株価は徐々にBOCIの目標株価に近づいている。目標株価の見直しについては、3月下旬に予定されている国内通信会社、特にチャイナ・モバイルの13年投資計画を判断材料にする予定。その他の直近のポジティブ要因は織り込み済みのため、現在のバリュエーションを妥当と判断し、投資判断を引き下げた。

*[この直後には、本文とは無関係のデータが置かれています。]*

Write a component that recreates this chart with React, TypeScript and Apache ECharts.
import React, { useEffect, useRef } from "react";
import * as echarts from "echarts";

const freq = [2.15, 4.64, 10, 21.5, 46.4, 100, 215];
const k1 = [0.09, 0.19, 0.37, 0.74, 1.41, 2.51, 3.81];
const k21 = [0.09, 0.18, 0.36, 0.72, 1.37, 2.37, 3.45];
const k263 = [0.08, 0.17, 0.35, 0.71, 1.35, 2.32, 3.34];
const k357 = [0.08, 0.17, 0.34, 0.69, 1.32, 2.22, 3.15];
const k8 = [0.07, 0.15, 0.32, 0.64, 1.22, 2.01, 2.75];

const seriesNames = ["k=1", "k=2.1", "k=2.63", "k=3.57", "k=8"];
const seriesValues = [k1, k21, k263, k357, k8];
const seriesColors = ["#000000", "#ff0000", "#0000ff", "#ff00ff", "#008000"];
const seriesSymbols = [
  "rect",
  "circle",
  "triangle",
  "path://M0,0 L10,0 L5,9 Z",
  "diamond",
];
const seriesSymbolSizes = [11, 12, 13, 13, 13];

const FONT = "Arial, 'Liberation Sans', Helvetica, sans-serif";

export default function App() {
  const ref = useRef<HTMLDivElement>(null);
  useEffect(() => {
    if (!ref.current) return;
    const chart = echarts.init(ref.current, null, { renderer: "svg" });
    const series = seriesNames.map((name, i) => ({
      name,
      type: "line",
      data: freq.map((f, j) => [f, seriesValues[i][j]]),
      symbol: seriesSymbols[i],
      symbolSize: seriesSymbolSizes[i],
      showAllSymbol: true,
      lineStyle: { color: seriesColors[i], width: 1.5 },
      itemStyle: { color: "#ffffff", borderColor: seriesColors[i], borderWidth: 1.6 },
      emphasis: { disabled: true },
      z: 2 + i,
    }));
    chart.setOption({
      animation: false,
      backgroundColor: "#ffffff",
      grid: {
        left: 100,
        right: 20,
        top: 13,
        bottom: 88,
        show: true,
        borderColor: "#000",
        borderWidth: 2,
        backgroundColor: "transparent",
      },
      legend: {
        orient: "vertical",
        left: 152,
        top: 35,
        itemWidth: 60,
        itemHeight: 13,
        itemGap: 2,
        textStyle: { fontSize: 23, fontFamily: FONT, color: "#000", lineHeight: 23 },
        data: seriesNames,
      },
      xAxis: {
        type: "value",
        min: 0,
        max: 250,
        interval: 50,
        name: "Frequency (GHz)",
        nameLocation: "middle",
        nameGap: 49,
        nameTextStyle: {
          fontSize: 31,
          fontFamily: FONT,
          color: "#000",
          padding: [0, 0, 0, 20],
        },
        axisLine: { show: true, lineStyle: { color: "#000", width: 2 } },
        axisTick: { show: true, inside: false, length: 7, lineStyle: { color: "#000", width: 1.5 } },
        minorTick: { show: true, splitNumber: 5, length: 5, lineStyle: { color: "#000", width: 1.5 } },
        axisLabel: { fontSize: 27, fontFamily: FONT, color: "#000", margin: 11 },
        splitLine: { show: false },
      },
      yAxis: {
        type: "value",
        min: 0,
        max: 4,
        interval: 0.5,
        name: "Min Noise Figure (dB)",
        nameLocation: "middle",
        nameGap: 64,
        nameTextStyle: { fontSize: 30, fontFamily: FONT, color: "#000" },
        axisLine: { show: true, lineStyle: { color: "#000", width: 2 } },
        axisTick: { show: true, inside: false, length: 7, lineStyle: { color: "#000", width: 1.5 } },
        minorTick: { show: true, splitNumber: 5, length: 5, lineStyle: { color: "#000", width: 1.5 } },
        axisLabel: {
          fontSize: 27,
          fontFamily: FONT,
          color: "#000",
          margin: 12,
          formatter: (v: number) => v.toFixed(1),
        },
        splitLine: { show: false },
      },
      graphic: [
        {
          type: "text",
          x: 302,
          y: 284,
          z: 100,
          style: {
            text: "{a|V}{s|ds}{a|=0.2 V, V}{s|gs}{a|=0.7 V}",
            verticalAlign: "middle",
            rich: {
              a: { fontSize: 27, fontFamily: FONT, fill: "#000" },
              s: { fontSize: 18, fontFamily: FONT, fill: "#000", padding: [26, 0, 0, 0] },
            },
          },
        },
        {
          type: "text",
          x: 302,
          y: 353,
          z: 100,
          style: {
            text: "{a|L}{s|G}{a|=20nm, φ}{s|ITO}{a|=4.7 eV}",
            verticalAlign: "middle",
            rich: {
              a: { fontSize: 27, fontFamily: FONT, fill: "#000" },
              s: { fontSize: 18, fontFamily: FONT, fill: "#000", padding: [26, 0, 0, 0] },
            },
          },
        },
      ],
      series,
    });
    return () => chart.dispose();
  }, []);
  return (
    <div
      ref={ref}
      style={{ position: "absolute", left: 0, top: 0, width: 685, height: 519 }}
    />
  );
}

7-9月期決算発表を受け、市場は中興通訊の12年通年業績を収支均衡と予想している。しかしBOCIは、12年設備投資が当初計画の80-85%程度にとどまっているとの独自調査に基づき、10-12月期業績が期待以下となる可能性を指摘した。さらに、同社は12年7月にインドの国営通信事業者、バーラト・サンチャル・ニガム(BSNL)のGSM設備導入プロジェクトを獲得したが、設備納入価格のトラブルから進行中の同プロジェクトが赤字となる可能性もあると懸念している。

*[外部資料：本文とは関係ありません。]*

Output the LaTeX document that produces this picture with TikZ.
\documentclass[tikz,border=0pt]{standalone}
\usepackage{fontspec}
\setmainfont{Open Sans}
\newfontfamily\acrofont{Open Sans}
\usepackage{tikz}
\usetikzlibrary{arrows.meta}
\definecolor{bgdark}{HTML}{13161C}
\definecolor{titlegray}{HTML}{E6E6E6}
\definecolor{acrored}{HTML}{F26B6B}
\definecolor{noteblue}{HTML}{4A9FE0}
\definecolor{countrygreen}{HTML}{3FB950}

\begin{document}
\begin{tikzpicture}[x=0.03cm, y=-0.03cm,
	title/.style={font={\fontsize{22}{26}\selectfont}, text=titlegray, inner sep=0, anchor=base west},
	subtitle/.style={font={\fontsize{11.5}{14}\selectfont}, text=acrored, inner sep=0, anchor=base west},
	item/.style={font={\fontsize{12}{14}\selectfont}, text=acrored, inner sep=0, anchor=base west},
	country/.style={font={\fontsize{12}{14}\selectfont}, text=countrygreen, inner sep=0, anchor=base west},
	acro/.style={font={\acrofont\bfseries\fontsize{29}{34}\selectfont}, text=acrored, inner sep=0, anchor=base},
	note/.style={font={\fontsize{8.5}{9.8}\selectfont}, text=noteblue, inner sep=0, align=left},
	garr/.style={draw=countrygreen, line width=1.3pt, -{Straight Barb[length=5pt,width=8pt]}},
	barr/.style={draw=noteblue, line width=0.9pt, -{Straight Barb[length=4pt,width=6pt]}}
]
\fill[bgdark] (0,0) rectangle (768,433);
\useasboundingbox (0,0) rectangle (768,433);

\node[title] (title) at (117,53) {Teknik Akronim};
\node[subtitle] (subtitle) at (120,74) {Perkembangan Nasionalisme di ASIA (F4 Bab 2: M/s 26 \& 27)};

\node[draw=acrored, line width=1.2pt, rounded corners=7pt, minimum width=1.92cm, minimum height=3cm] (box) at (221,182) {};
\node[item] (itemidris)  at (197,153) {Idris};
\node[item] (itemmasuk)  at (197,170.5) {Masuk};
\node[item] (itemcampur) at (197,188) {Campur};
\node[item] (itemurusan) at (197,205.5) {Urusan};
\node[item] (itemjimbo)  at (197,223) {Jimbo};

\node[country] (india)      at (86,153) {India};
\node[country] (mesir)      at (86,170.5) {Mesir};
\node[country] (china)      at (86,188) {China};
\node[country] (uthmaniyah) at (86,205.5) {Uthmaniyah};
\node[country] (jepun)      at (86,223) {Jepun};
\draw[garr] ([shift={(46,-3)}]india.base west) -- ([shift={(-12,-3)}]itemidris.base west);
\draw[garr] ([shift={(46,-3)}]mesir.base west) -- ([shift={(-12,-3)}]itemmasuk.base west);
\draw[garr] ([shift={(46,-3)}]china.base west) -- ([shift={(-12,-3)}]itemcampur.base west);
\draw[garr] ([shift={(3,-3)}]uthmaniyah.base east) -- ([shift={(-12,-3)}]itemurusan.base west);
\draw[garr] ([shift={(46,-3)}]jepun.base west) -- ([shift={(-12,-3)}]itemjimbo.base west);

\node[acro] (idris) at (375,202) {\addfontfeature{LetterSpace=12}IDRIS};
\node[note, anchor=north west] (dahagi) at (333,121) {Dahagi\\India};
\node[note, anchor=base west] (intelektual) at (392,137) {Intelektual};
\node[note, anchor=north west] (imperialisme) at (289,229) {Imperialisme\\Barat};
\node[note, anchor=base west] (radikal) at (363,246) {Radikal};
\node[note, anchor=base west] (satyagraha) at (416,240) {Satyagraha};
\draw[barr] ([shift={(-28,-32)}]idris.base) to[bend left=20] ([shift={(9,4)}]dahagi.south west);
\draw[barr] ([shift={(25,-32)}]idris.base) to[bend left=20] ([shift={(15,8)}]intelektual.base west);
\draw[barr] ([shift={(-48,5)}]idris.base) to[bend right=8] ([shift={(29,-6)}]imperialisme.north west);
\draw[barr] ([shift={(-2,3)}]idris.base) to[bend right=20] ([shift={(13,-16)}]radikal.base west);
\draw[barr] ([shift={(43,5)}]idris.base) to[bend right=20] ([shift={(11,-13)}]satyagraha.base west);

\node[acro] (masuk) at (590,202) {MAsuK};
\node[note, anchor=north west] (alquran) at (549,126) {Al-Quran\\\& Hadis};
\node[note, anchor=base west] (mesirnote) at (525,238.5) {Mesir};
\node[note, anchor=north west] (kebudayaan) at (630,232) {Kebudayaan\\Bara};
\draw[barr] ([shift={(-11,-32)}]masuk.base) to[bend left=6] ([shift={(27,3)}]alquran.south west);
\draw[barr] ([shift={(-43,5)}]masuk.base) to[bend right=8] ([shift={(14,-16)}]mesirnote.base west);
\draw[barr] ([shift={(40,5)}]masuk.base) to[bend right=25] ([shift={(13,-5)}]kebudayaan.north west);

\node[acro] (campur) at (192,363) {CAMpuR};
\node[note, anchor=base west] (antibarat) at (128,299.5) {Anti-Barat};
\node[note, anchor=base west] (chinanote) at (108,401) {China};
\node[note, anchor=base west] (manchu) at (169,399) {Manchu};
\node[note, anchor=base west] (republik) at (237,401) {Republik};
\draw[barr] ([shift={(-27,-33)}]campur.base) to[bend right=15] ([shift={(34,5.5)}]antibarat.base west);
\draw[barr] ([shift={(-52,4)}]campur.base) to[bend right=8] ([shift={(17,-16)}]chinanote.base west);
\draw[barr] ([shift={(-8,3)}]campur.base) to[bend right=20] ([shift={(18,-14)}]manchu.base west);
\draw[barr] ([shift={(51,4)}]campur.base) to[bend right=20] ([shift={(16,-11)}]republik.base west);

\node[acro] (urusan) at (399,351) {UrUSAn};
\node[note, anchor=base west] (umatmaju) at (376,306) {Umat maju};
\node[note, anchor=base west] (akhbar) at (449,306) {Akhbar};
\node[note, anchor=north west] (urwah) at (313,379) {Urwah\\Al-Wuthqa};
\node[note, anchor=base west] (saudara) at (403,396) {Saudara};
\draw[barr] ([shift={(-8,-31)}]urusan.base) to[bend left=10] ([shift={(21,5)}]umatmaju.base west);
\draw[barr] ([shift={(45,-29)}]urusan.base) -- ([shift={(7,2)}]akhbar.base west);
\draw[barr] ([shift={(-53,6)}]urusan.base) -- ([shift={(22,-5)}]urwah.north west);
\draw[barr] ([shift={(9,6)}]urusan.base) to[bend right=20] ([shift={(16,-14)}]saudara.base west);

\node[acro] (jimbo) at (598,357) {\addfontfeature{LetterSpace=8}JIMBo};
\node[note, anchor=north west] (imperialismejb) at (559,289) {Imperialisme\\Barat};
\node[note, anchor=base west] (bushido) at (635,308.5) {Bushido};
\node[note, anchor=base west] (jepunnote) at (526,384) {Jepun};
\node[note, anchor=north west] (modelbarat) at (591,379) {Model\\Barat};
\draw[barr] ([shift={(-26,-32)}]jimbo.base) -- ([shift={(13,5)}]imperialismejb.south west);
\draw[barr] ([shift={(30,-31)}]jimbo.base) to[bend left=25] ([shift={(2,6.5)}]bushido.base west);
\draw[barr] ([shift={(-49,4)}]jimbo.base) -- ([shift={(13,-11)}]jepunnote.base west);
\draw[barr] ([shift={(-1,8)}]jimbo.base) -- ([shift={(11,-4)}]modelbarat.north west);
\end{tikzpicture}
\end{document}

10-12月期の投資収入は、11月に発表した深セン市長飛投資有限公司の売却益およそ7億元がメインとなる見通し。BOCIは13年の中国および海外のTD-LTEプロジェクトに関して引き続きポジティブな見方を示し、同市場でシェアを高めると予想している。ワイヤレスネットワーク、光通信設備、およびスマートフォンは13年の業績の牽引役となる見込み。

リスク要因として、海外市場の政情リスク、世界的な景気後退による通信業界の投資減速を挙げている。